_Records to process_
________________

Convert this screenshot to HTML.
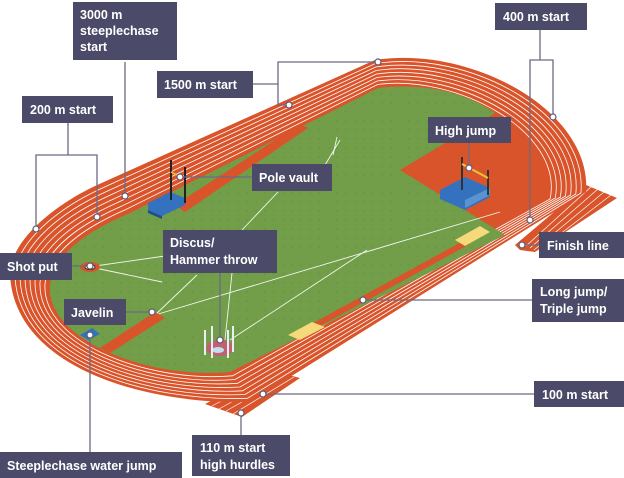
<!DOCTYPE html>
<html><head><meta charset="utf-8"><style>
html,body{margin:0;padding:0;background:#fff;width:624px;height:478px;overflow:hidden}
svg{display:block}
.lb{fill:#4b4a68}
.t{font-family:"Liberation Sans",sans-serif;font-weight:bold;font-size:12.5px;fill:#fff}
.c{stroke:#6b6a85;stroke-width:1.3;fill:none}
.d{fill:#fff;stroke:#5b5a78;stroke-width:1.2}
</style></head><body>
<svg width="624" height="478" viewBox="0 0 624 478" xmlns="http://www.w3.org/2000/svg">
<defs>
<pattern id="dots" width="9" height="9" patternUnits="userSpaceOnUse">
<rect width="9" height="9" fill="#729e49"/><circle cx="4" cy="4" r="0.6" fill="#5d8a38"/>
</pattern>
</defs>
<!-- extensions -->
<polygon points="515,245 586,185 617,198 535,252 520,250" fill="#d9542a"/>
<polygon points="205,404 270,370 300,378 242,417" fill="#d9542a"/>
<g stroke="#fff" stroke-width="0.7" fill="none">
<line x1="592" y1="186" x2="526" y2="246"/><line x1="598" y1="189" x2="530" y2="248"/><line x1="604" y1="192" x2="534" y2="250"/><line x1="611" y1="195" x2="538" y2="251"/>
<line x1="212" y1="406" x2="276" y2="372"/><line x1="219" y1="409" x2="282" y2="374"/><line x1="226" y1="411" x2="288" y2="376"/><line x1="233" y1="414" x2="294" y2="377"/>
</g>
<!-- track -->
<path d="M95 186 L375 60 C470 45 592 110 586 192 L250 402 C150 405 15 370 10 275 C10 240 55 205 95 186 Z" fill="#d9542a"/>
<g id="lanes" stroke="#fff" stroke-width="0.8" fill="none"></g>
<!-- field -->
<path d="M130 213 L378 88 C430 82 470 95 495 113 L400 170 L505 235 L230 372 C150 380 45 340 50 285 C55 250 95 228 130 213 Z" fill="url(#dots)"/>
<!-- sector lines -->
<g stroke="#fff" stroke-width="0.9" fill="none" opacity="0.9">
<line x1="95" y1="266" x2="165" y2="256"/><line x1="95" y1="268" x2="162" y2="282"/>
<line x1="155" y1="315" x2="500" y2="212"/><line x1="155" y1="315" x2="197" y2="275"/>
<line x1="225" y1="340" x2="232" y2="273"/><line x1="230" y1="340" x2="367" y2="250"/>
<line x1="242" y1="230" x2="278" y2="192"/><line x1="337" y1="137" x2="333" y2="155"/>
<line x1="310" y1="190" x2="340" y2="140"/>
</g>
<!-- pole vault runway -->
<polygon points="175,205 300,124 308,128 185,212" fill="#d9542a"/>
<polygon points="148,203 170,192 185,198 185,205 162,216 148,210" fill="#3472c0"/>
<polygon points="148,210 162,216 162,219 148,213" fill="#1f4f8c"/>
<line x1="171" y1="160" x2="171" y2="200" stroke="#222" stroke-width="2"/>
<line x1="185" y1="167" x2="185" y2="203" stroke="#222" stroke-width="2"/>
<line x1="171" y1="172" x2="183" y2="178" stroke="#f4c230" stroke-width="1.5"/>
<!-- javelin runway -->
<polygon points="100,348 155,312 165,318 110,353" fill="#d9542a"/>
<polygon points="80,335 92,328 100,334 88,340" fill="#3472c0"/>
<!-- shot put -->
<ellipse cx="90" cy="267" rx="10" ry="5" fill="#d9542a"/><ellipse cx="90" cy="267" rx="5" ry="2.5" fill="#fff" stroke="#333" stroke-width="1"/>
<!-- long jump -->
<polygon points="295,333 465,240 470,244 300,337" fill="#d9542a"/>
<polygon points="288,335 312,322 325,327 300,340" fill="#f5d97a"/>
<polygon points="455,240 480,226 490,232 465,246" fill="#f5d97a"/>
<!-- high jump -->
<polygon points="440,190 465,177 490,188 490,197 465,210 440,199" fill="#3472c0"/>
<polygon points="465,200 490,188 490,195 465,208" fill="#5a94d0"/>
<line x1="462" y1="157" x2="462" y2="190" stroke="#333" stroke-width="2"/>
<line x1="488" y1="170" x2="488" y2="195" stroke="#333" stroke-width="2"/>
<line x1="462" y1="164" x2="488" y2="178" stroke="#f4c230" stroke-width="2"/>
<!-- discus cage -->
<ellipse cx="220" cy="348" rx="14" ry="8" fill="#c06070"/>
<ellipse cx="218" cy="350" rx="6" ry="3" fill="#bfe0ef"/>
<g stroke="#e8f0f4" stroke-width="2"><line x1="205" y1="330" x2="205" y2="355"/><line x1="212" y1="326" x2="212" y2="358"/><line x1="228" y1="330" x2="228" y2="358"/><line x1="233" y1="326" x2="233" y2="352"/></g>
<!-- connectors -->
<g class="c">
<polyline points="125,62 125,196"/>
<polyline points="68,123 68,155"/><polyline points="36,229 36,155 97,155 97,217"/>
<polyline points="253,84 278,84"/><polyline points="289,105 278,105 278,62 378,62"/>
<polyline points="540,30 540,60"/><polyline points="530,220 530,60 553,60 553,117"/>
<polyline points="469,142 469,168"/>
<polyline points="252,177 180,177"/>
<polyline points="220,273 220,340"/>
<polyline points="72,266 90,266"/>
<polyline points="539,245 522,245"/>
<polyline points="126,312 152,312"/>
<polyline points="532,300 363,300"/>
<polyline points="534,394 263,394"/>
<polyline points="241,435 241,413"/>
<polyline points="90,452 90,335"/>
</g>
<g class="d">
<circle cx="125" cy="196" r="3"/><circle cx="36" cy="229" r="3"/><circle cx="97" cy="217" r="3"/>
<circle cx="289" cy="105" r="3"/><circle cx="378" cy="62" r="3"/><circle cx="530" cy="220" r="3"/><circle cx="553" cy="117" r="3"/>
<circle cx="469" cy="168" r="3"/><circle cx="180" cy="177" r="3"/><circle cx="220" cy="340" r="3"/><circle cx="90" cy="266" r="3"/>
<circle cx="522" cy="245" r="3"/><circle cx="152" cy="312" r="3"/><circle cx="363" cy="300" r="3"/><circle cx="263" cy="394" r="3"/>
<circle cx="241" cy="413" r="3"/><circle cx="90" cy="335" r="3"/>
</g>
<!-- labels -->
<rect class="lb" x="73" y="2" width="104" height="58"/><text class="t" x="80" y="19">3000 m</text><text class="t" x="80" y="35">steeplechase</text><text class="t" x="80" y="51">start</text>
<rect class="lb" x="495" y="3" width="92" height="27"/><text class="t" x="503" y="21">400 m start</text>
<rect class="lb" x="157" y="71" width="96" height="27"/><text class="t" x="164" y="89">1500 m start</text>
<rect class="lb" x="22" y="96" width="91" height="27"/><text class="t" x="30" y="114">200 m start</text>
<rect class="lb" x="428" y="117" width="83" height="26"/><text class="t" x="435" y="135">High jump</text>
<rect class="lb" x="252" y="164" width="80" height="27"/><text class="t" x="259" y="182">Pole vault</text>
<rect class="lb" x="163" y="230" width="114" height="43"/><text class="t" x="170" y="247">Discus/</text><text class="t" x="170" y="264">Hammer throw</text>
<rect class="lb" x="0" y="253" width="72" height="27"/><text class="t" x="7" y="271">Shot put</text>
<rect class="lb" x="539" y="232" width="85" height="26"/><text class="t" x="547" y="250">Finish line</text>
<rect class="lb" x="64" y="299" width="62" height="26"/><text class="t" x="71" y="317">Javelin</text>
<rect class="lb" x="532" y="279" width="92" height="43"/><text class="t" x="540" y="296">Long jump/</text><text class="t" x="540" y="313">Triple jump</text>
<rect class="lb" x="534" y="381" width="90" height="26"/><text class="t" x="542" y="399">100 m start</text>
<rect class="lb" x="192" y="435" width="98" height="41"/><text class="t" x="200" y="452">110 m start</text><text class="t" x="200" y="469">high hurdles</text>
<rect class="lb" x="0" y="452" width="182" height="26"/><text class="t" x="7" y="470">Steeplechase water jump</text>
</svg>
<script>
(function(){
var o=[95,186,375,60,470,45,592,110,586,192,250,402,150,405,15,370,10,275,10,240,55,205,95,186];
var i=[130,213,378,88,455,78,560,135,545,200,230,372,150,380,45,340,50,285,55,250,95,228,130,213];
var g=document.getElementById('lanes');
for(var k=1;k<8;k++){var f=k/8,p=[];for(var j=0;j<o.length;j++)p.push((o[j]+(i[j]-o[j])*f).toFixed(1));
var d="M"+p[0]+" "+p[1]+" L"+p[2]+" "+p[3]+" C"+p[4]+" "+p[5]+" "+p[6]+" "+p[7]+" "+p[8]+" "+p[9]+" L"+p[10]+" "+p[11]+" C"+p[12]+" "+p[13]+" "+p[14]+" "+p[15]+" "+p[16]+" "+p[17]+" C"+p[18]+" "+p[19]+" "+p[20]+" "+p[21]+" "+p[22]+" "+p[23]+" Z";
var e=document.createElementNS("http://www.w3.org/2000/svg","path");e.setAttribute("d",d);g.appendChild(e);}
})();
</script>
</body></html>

________________

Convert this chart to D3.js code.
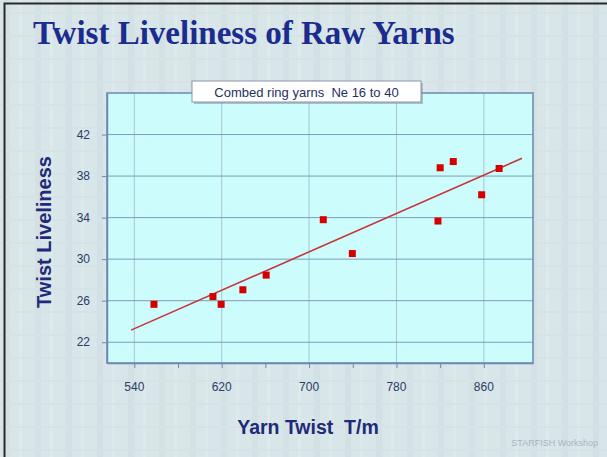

________________

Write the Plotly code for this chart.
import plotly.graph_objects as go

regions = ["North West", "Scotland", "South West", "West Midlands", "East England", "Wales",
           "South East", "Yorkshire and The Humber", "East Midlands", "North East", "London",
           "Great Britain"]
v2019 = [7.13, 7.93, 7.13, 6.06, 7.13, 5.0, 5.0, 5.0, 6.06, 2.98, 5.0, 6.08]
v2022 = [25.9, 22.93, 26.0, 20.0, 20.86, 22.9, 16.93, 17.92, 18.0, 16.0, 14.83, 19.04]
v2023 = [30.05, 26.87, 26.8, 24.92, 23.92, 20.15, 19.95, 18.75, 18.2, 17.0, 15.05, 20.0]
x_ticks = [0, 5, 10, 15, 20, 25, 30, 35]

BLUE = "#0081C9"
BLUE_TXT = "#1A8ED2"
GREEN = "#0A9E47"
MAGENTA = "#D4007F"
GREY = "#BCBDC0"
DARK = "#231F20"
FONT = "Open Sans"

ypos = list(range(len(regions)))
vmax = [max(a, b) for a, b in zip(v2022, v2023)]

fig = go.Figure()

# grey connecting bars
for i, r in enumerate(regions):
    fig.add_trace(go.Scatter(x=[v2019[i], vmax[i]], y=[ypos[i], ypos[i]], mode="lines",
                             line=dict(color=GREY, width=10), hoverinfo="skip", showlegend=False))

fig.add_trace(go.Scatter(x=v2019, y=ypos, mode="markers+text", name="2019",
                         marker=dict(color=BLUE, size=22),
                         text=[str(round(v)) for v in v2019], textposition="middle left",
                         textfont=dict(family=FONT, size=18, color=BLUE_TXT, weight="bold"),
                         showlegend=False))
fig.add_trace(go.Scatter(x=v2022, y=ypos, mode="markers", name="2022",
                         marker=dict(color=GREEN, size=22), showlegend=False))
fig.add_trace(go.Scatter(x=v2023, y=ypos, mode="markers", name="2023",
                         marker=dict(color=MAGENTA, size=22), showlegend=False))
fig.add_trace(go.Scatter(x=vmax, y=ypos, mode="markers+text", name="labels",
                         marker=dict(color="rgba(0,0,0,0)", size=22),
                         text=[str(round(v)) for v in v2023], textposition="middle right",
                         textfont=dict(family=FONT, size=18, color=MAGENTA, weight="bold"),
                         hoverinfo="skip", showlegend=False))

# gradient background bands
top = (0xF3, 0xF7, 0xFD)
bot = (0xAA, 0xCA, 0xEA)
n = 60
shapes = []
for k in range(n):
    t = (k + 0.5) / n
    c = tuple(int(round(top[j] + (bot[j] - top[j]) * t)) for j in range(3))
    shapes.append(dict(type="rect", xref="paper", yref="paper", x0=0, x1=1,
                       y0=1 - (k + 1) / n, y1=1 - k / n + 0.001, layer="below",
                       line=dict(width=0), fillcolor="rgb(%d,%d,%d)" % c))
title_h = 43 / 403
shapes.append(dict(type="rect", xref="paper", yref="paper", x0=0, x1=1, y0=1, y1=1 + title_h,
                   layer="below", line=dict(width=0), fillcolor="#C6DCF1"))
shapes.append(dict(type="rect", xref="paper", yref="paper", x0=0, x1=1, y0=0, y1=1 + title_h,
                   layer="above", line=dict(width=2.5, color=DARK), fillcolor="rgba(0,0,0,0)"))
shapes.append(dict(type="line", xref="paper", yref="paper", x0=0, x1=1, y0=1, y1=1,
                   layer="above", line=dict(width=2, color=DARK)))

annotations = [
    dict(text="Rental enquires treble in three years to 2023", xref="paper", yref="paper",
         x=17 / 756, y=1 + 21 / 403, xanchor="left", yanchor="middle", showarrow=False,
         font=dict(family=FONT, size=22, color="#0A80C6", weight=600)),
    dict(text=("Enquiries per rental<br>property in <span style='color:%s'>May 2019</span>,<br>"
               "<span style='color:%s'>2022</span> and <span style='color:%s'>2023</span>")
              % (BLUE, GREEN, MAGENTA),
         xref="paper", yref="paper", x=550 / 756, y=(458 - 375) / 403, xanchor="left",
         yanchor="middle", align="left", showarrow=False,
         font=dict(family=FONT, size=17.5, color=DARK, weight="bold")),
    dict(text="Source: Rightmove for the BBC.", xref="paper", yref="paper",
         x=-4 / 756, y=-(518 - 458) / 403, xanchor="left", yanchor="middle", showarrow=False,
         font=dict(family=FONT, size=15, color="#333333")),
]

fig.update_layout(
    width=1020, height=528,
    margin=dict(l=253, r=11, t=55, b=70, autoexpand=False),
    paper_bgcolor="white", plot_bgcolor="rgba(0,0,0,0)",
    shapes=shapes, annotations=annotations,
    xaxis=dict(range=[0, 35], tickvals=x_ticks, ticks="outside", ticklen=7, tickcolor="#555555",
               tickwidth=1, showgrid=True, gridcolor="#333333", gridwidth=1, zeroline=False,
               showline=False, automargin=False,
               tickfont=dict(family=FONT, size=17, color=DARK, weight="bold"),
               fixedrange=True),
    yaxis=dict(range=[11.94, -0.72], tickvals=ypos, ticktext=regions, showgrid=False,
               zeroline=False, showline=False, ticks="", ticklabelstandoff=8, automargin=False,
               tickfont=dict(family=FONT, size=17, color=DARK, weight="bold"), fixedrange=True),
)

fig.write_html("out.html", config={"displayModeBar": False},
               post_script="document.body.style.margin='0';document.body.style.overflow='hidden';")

________________

_Set exercise_
From the records above, copy out the line with "Write the Plotly code for this chart.", the line with "import plotly.graph_objects as go", and every line between them, word for word.

_Response to this exercise_
Write the Plotly code for this chart.
import plotly.graph_objects as go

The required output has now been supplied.